The Permanent Worth of Cynthia Ozick’s Fiction https://mosaicmagazine.com/picks/arts-culture/2018/08/the-permanent-worth-of-cynthia-ozicks-fiction/

August 22, 2018 | Ari Hoffman
About the author: Ari Hoffman, a student at Stanford Law School, holds a Ph.D. in English literature from Harvard and writes widely on literature, politics, and culture. His first book, This Year in Jerusalem: The Israel Novel and Why it Matters, is forthcoming from SUNY Press.

With the death of Philip Roth in May, there was much revived discussion of his place in American literature, and in American Jewish literature especially. Yet for all Roth’s talents, writes Ari Hoffman, it will be Cynthia Ozick—arguably the greatest living American Jewish literary figure—who has created work that will withstand the test of time:

It is long past time not just to celebrate Ozick, but to read her. Perhaps the best reason to do so is that, far more than Roth, her work has anticipated the current weather of Jewish life. . . . The audiences that Roth wrote for, antagonized, and played a part in defining are demographically exiting the stage. Jewish fiction, like Jews, will either become more overtly Jewish, or cease to be Jewish at all.

Ozick is the kind of altneu writer whose style will outlast the vagaries of literary fashion.

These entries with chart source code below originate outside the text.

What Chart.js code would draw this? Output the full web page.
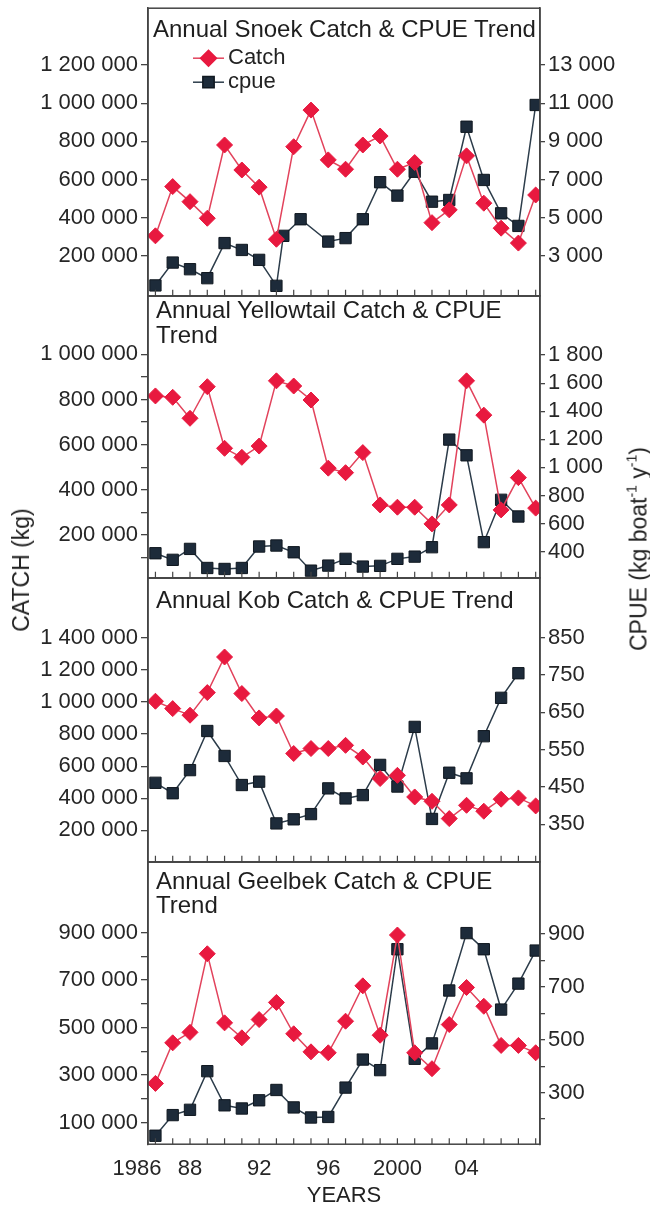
<!DOCTYPE html>
<html>
<head>
<meta charset="utf-8">
<script src="https://cdn.jsdelivr.net/npm/chart.js@4.4.0/dist/chart.umd.min.js"></script>
<style>
  body { margin: 0; background: #fff; width: 650px; height: 1209px; position: relative; overflow: hidden;
         font-family: "Liberation Sans", Arial, sans-serif; color: #222; }
  .box { position: absolute; left: 0; width: 650px; }
  .ttl { position: absolute; font-size: 24px; line-height: 25px; color: #1e1e1e; white-space: nowrap; z-index: 2; }
  .ax { position: absolute; font-size: 23px; line-height: 26px; white-space: nowrap; color: #222; z-index: 2;
        transform: translate(-50%, -50%) rotate(-90deg); }
  .sp { font-size: 14px; position: relative; top: -10px; }
</style>
</head>
<body>
<div class="box" style="top:-8px;height:320px"><canvas id="c0"></canvas></div>
<div class="box" style="top:280px;height:314px"><canvas id="c1"></canvas></div>
<div class="box" style="top:562px;height:316px"><canvas id="c2"></canvas></div>
<div class="box" style="top:846px;height:363px"><canvas id="c3"></canvas></div>

<div class="ttl" style="left:153px;top:16px">Annual Snoek Catch &amp; CPUE Trend</div>
<div class="ttl" style="left:156px;top:297px">Annual Yellowtail Catch &amp; CPUE<br>Trend</div>
<div class="ttl" style="left:156px;top:587px">Annual Kob Catch &amp; CPUE Trend</div>
<div class="ttl" style="left:156px;top:869px;line-height:24px">Annual Geelbek Catch &amp; CPUE<br>Trend</div>

<div class="ax" style="left:21px;top:570px">CATCH (kg)</div>
<div class="ax" style="left:640px;top:549px">CPUE (kg boat<span class="sp">-1</span> y<span class="sp">-1</span>)</div>

<script>
// years on the x axis
const years = [1986, 1987, 1988, 1989, 1990, 1991, 1992, 1993, 1994, 1995, 1996, 1997,
               1998, 1999, 2000, 2001, 2002, 2003, 2004, 2005, 2006, 2007, 2008];
const xTicks = [1986, 1988, 1992, 1996, 2000, 2004];
const xTickLabels = ['1986      ', '88', '92', '96', '2000', '04'];

// Snoek
const snoekCatch = [305000, 563000, 484000, 397000, 781000, 650000, 560000, 287000, 772000, 964000, 703000, 654000,
                    781000, 828000, 654000, 689000, 374000, 441000, 724000, 476000, 345000, 267000, 519000];
const snoekCpueYears = [1986, 1987, 1988, 1989, 1990, 1991, 1992, 1993, 1993.4, 1994.4, 1996, 1997,
                        1998, 1999, 2000, 2001, 2002, 2003, 2004, 2005, 2006, 2007, 2008];
const snoekCpue = [1450, 2650, 2300, 1830, 3670, 3310, 2790, 1430, 4050, 4920, 3750, 3930,
                   4920, 6860, 6160, 7410, 5840, 5930, 9770, 6980, 5230, 4570, 10910];

// Yellowtail
const yellowtailCatch = [816000, 810000, 717000, 857000, 584000, 544000, 594000, 883000, 860000, 798000, 496000, 476000,
                         565000, 333000, 323000, 323000, 249000, 333000, 883000, 731000, 311000, 454000, 319000];
const yellowtailCpue = [388, 341, 419, 283, 276, 283, 436, 443, 395, 264, 300, 348,
                        293, 298, 348, 364, 431, 1198, 1086, 467, 769, 650];

// Kob
const kobCatch = [1005000, 959000, 918000, 1059000, 1281000, 1053000, 901000, 913000, 679000, 710000, 710000, 730000,
                  657000, 523000, 543000, 408000, 381000, 273000, 356000, 319000, 394000, 402000, 352000];
const kobCpue = [461, 433, 495, 600, 533, 455, 464, 352, 363, 377, 446, 419,
                 428, 509, 451, 611, 364, 488, 473, 586, 689, 755];

// Geelbek
const geelbekCatch = [265000, 436000, 480000, 811000, 520000, 457000, 534000, 606000, 474000, 398000, 394000, 527000,
                      676000, 468000, 890000, 394000, 327000, 513000, 669000, 590000, 425000, 425000, 394000];
const geelbekCpue = [137, 215, 235, 381, 252, 240, 271, 310, 244, 206, 208, 319,
                     425, 385, 842, 428, 486, 686, 903, 842, 614, 712, 837];

// tick values (labelled + unlabelled minor ones)
const snoekCatchTicks = [200000, 400000, 600000, 800000, 1000000, 1200000];
const snoekCpueTicks = [3000, 5000, 7000, 9000, 11000, 13000];
const yellowtailCatchTicks = [200000, 400000, 600000, 800000, 1000000];
const yellowtailCatchMinor = [100000, 300000, 500000, 700000, 900000];
const yellowtailCpueTicks = [400, 600, 800, 1000, 1200, 1400, 1600, 1800];
const kobCatchTicks = [200000, 400000, 600000, 800000, 1000000, 1200000, 1400000];
const kobCpueTicks = [350, 450, 550, 650, 750, 850];
const geelbekCatchTicks = [100000, 300000, 500000, 700000, 900000];
const geelbekCatchMinor = [200000, 400000, 600000, 800000];
const geelbekCpueTicks = [300, 500, 700, 900];
const geelbekCpueMinor = [200, 400, 600, 800];

const RED = '#e8193f';
const RED_LINE = '#e2435c';
const DARK = '#1d2b3a';
const DARK_LINE = '#2c3c4a';
const AXIS = '#444';
const FONT = { family: '"Liberation Sans", Arial, sans-serif', size: 22 };

const fmt = v => String(v).replace(/\B(?=(\d{3})+(?!\d))/g, ' ');

// frame of each panel + small year ticks along the bottom edge
const panelFrame = {
    id: 'panelFrame',
    afterDatasetsDraw(chart) {
        const { ctx, chartArea: a, scales } = chart;
        ctx.save();
        ctx.strokeStyle = AXIS;
        ctx.lineWidth = 1.5;
        ctx.strokeRect(a.left, a.top, a.right - a.left, a.bottom - a.top);
        ctx.lineWidth = 1.2;
        ctx.beginPath();
        years.forEach(y => {
            const px = scales.x.getPixelForValue(y);
            ctx.moveTo(px, a.bottom);
            ctx.lineTo(px, a.bottom - 6);
        });
        ctx.stroke();
        ctx.restore();
    }
};

// legend drawn inside the first panel
const innerLegend = {
    id: 'innerLegend',
    afterDraw(chart) {
        const { ctx, chartArea: a } = chart;
        const x0 = a.left + 45, x1 = a.left + 76, tx = a.left + 80;
        ctx.save();
        chart.data.datasets.forEach((ds, i) => {
            const y = a.top + 50 + i * 24;
            ctx.strokeStyle = ds.borderColor;
            ctx.lineWidth = 1.5;
            ctx.beginPath();
            ctx.moveTo(x0, y);
            ctx.lineTo(x1, y);
            ctx.stroke();
            ctx.fillStyle = ds.pointBackgroundColor;
            ctx.strokeStyle = ds.pointBorderColor;
            Chart.helpers.drawPoint(ctx, { pointStyle: ds.pointStyle, radius: ds.pointRadius, borderWidth: 1, rotation: 0 },
                (x0 + x1) / 2, y);
            ctx.fillStyle = '#222';
            ctx.font = '22px "Liberation Sans", Arial, sans-serif';
            ctx.textBaseline = 'middle';
            ctx.fillText(ds.label, tx, y);
        });
        ctx.restore();
    }
};

function yAxis(position, min, max, major, minor, width) {
    const all = major.concat(minor || []).sort((a, b) => a - b);
    return {
        type: 'linear',
        position: position,
        min: min,
        max: max,
        afterBuildTicks: s => { s.ticks = all.map(v => ({ value: v })); },
        afterFit: s => { s.width = width; },
        ticks: {
            font: FONT,
            color: '#262626',
            padding: 3,
            autoSkip: false,
            callback: v => major.includes(v) ? fmt(v) : ''
        },
        grid: { drawOnChartArea: false, drawTicks: true, tickLength: position === 'left' ? 7 : 5, tickColor: AXIS, lineWidth: 1.3 },
        border: { display: true, color: AXIS, width: 1.5 }
    };
}

function makePanel(id, p) {
    const last = p.last === true;
    return new Chart(document.getElementById(id), {
        type: 'line',
        data: {
            datasets: [
                {
                    label: 'Catch',
                    data: p.catchVals.map((v, k) => ({ x: years[k], y: v })),
                    yAxisID: 'yL',
                    borderColor: RED_LINE,
                    borderWidth: 1.5,
                    pointStyle: 'rectRot',
                    pointRadius: 8,
                    pointBackgroundColor: RED,
                    pointBorderColor: RED,
                    pointBorderWidth: 1,
                    tension: 0
                },
                {
                    label: 'cpue',
                    data: p.cpueVals.map((v, k) => ({ x: p.cpueYears[k], y: v })),
                    yAxisID: 'yR',
                    borderColor: DARK_LINE,
                    borderWidth: 1.5,
                    pointStyle: 'rect',
                    pointRadius: 8,
                    pointBackgroundColor: DARK,
                    pointBorderColor: '#101820',
                    pointBorderWidth: 1,
                    tension: 0
                }
            ]
        },
        options: {
            responsive: true,
            maintainAspectRatio: false,
            animation: false,
            layout: { padding: { top: 16, bottom: last ? 0 : 16, left: 0, right: 0 } },
            plugins: { legend: { display: false }, tooltip: { enabled: false } },
            scales: {
                x: {
                    type: 'linear',
                    min: 1985.57,
                    max: 2008.25,
                    display: last,
                    afterBuildTicks: s => { s.ticks = xTicks.map(v => ({ value: v })); },
                    ticks: {
                        font: FONT,
                        color: '#262626',
                        padding: 12,
                        autoSkip: false,
                        maxRotation: 0,
                        callback: v => xTickLabels[xTicks.indexOf(v)]
                    },
                    grid: { display: false, drawTicks: false },
                    border: { display: false },
                    title: { display: true, text: 'YEARS', font: FONT, color: '#222', padding: { top: -12, bottom: 0 } }
                },
                yL: yAxis('left', p.lMin, p.lMax, p.lTicks, p.lMinor, 148),
                yR: yAxis('right', p.rMin, p.rMax, p.rTicks, p.rMinor, 110)
            }
        },
        plugins: p.legend ? [panelFrame, innerLegend] : [panelFrame]
    });
}

makePanel('c0', {
    catchVals: snoekCatch, cpueVals: snoekCpue, cpueYears: snoekCpueYears,
    lMin: -9400, lMax: 1498000, lTicks: snoekCatchTicks,
    rMin: 906, rMax: 15984, rTicks: snoekCpueTicks, legend: true
});
makePanel('c1', {
    catchVals: yellowtailCatch, cpueVals: yellowtailCpue, cpueYears: years,
    lMin: 10200, lMax: 1258000, lTicks: yellowtailCatchTicks, lMinor: yellowtailCatchMinor,
    rMin: 213, rMax: 2220, rTicks: yellowtailCpueTicks
});
makePanel('c2', {
    catchVals: kobCatch, cpueVals: kobCpue, cpueYears: years,
    lMin: 3600, lMax: 1772500, lTicks: kobCatchTicks,
    rMin: 249, rMax: 1010, rTicks: kobCpueTicks
});
makePanel('c3', {
    catchVals: geelbekCatch, cpueVals: geelbekCpue, cpueYears: years,
    lMin: 9000, lMax: 1196700, lTicks: geelbekCatchTicks, lMinor: geelbekCatchMinor,
    rMin: 105, rMax: 1171, rTicks: geelbekCpueTicks, rMinor: geelbekCpueMinor, last: true
});
</script>
</body>
</html>
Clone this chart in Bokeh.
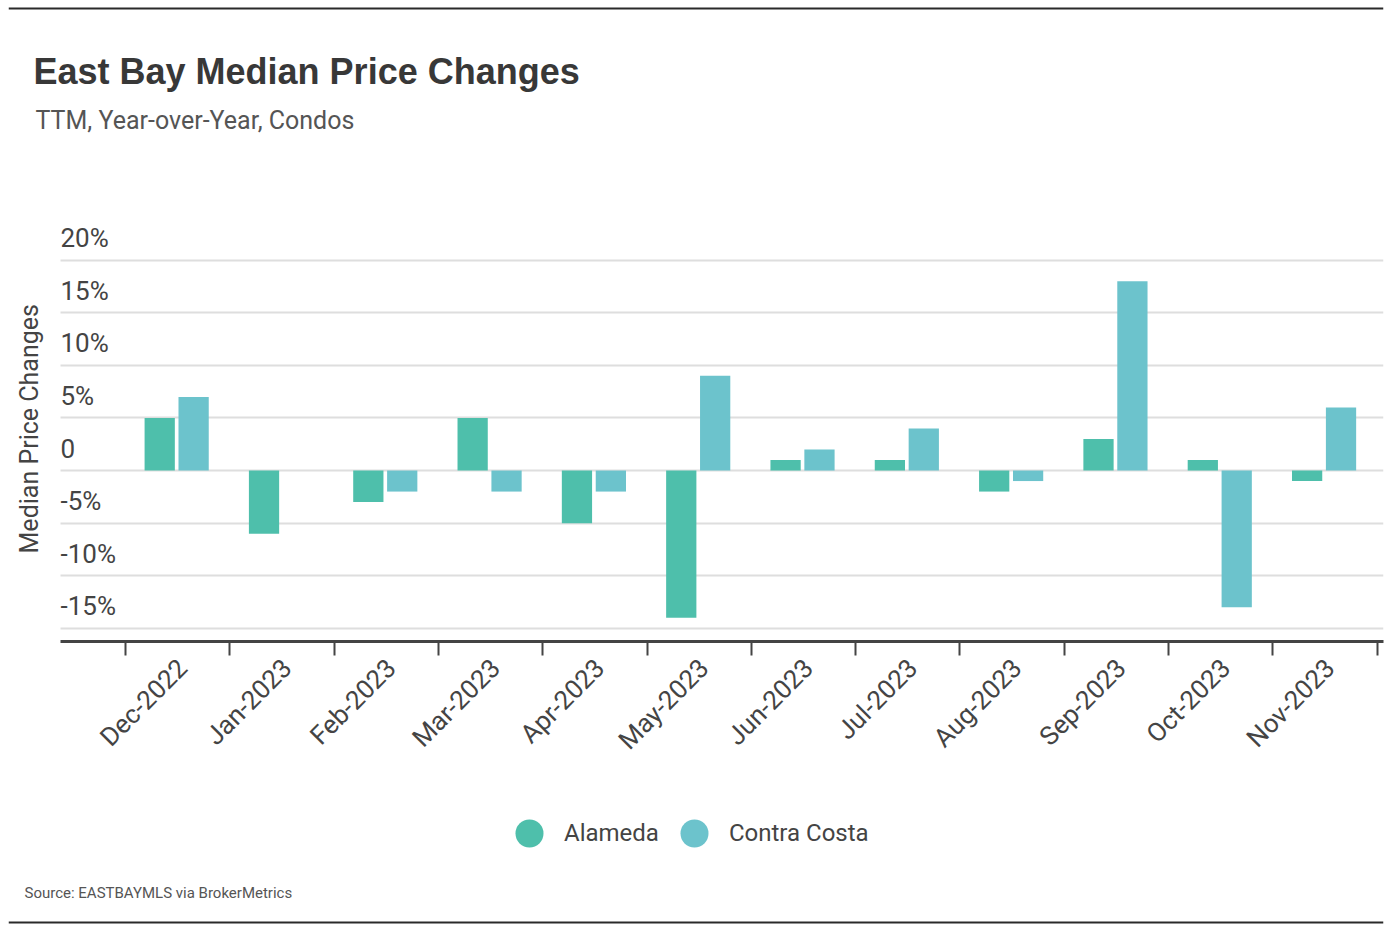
from math import pi
from bokeh.plotting import figure
from bokeh.layouts import column
from bokeh.models import (Range1d, FixedTicker, ColumnDataSource, Legend, LegendItem)
from bokeh.transform import dodge
from bokeh.core.properties import value
from bokeh.embed import file_html
from bokeh.resources import INLINE

# ---------------- data ----------------
months = ["Dec-2022", "Jan-2023", "Feb-2023", "Mar-2023", "Apr-2023", "May-2023",
          "Jun-2023", "Jul-2023", "Aug-2023", "Sep-2023", "Oct-2023", "Nov-2023"]
alameda = [5, -6, -3, 5, -5, -14, 1, 1, -2, 3, 1, -1]
contra_costa = [7, 0, -2, -2, -2, 9, 2, 4, -1, 18, -13, 6]
series_names = ["Alameda", "Contra Costa"]
y_ticks = [-15, -10, -5, 0, 5, 10, 15, 20]
y_tick_labels = ["-15%", "-10%", "-5%", "0", "5%", "10%", "15%", "20%"]
title_text = "East Bay Median Price Changes"
subtitle_text = "TTM, Year-over-Year, Condos"
y_title = "Median Price Changes"
source_text = "Source:  EASTBAYMLS via BrokerMetrics"

# ---------------- style ----------------
FONT = "Roboto"
TITLE_FONT = "Liberation Sans"
COLORS = ["#4ebfab", "#6cc3cc"]
TEXT = "#444444"
RULE = "#2a2a2a"
W = 1390
LEFT, RIGHT = 8, 1383                 # frame edges shared by all three figures
HEAD_H, MAIN_H, FOOT_H = 160, 620, 150


def blank(height):
    f = figure(width=W, height=height, x_range=Range1d(LEFT, RIGHT),
               y_range=Range1d(height, 0), output_backend="svg",
               toolbar_location=None, x_axis_location=None, y_axis_location=None,
               min_border_left=LEFT, min_border_right=W - RIGHT,
               min_border_top=0, min_border_bottom=0)
    f.outline_line_color = None
    f.xgrid.visible = False
    f.ygrid.visible = False
    return f


# ---------------- header ----------------
head = blank(HEAD_H)
head.segment(x0=[LEFT], y0=[8], x1=[RIGHT], y1=[8], line_color=RULE, line_width=2)
head.text(x=[33], y=[71], text=[title_text], text_font=value(TITLE_FONT),
          text_font_style="bold", text_font_size="36px", text_color="#383838",
          text_baseline="middle")
head.text(x=[35], y=[120], text=[subtitle_text], text_font=value(FONT),
          text_font_size="25px", text_color="#555555", text_baseline="middle")

# ---------------- main chart ----------------
U = 104.31                     # px per category
X_TICK0 = 125                  # canvas x of first category boundary
PLOT_L = 60                    # canvas x where axis line / grid start
XR = (-(X_TICK0 - LEFT) / U, (RIGHT - X_TICK0) / U)
X_PLOT_L = -(X_TICK0 - PLOT_L) / U
YR = (-16.25, 23.29)

p = figure(width=W, height=MAIN_H, x_range=Range1d(*XR), y_range=Range1d(*YR),
           output_backend="svg", toolbar_location=None, y_axis_location=None,
           min_border_left=LEFT, min_border_right=W - RIGHT,
           min_border_top=225 - HEAD_H, min_border_bottom=HEAD_H + MAIN_H - 641)
p.outline_line_color = None
p.xgrid.visible = False

# horizontal grid, starting at the plot's left edge
grid_ok = True
try:
    p.ygrid.ticker = FixedTicker(ticks=y_ticks)
    p.ygrid.cross_bounds = (X_PLOT_L, XR[1])
    p.ygrid.grid_line_color = "#dedede"
    p.ygrid.grid_line_width = 2
except Exception:
    grid_ok = False
if not grid_ok:
    p.ygrid.visible = False
    gsrc = ColumnDataSource(dict(y=y_ticks, x0=[X_PLOT_L] * len(y_ticks),
                                 x1=[XR[1]] * len(y_ticks)))
    p.segment(x0="x0", y0="y", x1="x1", y1="y", source=gsrc,
              line_color="#dedede", line_width=2)

# x axis: labels near category centres, ticks at category boundaries
n = len(months)
label_shift = 0.046875
label_pos = [i + 0.5 + label_shift for i in range(n)]
ax = p.xaxis[0]
ax.bounds = (X_PLOT_L, XR[1])
ax.ticker = FixedTicker(ticks=label_pos, minor_ticks=list(range(n + 1)))
ax.major_label_overrides = {t: m for t, m in zip(label_pos, months)}
ax.major_label_orientation = pi / 4
ax.major_tick_out = 0
ax.major_tick_in = 0
ax.major_tick_line_color = None
ax.minor_tick_out = 14
ax.minor_tick_in = 0
ax.minor_tick_line_color = "#444444"
ax.minor_tick_line_width = 2
ax.axis_line_color = "#444444"
ax.axis_line_width = 3
ax.major_label_standoff = 8
ax.major_label_text_font = FONT
ax.major_label_text_font_size = "26px"
ax.major_label_text_color = TEXT

# bars
src = ColumnDataSource(dict(pos=[i + 0.5 for i in range(n)],
                            alameda=alameda, contra=contra_costa))
bw = 0.29
p.vbar(x=dodge("pos", -0.172), top="alameda", bottom=0, width=bw, source=src,
       fill_color=COLORS[0], line_color=None)
p.vbar(x=dodge("pos", 0.153), top="contra", bottom=0, width=bw, source=src,
       fill_color=COLORS[1], line_color=None)

# y tick labels sitting above their grid lines
ysrc = ColumnDataSource(dict(x=[X_PLOT_L] * len(y_ticks), y=y_ticks, t=y_tick_labels))
p.text(x="x", y="y", text="t", source=ysrc, text_font=value(FONT),
       text_font_size="26px", text_color=TEXT, text_align="left",
       text_baseline="middle", y_offset=-22)

# y axis title (rotated)
y_mid = (YR[0] + YR[1]) / 2 + 0.45
p.text(x=[-(X_TICK0 - 29) / U], y=[y_mid], text=[y_title], text_font=value(FONT),
       text_font_size="25px", text_color=TEXT, text_align="center",
       text_baseline="middle", angle=pi / 2)

# ---------------- footer ----------------
foot = blank(FOOT_H)
nan = float("nan")
ra = foot.scatter(x=[nan], y=[nan], marker="circle", size=28,
                  fill_color=COLORS[0], line_color=None)
rc = foot.scatter(x=[nan], y=[nan], marker="circle", size=28,
                  fill_color=COLORS[1], line_color=None)
legend = Legend(items=[LegendItem(label=series_names[0], renderers=[ra]),
                       LegendItem(label=series_names[1], renderers=[rc])],
                orientation="horizontal", location=(494 - LEFT, FOOT_H - 88),
                glyph_width=70, glyph_height=70, label_standoff=0, spacing=-8,
                padding=0, margin=0, border_line_color=None,
                background_fill_alpha=0, label_text_font=FONT,
                label_text_font_size="24px", label_text_color=TEXT,
                label_text_baseline="middle")
foot.add_layout(legend, "center")
foot.text(x=[24], y=[112], text=[source_text], text_font=value(FONT),
          text_font_size="15px", text_color="#555555", text_baseline="middle")
foot.segment(x0=[LEFT], y0=[142], x1=[RIGHT], y1=[142], line_color=RULE, line_width=2)

layout = column(head, p, foot, spacing=0)
open("out.html", "w").write(file_html(layout, INLINE))
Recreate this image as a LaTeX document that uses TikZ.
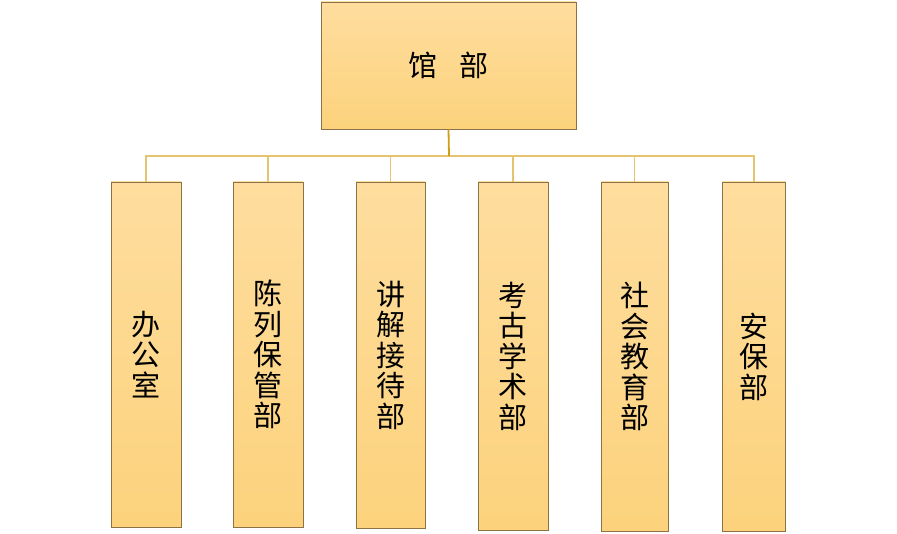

At a time when Jewish writers were enraptured by what Roth called the “American berserk,” Ozick worried and wondered about the content of Jewishness; its books, theology, and art. Most of all, she puzzled over how to be Jewish, and write Jewishly, in English. These concerns once seemed remote, her own ideological cul-de-sac. The fullness of time, however, has revealed her centrality.

Ozick has always been a different, and to some degree difficult, kind of writer. Mostly that’s because she takes religion seriously. For her, art is not a way to flee the synagogue, but to burrow more deeply into its nooks and crannies. While Ozick can write realist prose that rivals the greatest practitioners’, her writing comes alive most when it meets ideas and magic. Her work is filled with golems and druids, rabbis and magicians. Her sentences are well acquainted with the spiritual. . . .

The first thing she offers is a robust roster of female characters: the conjuring would-be-mayor Ruth Puttermesser, the haunting Rosa from The Shawl, and perhaps most indelibly of all Ozick herself; the character who speaks her way into being in [her] essays—slashing, anxious, heretically pious.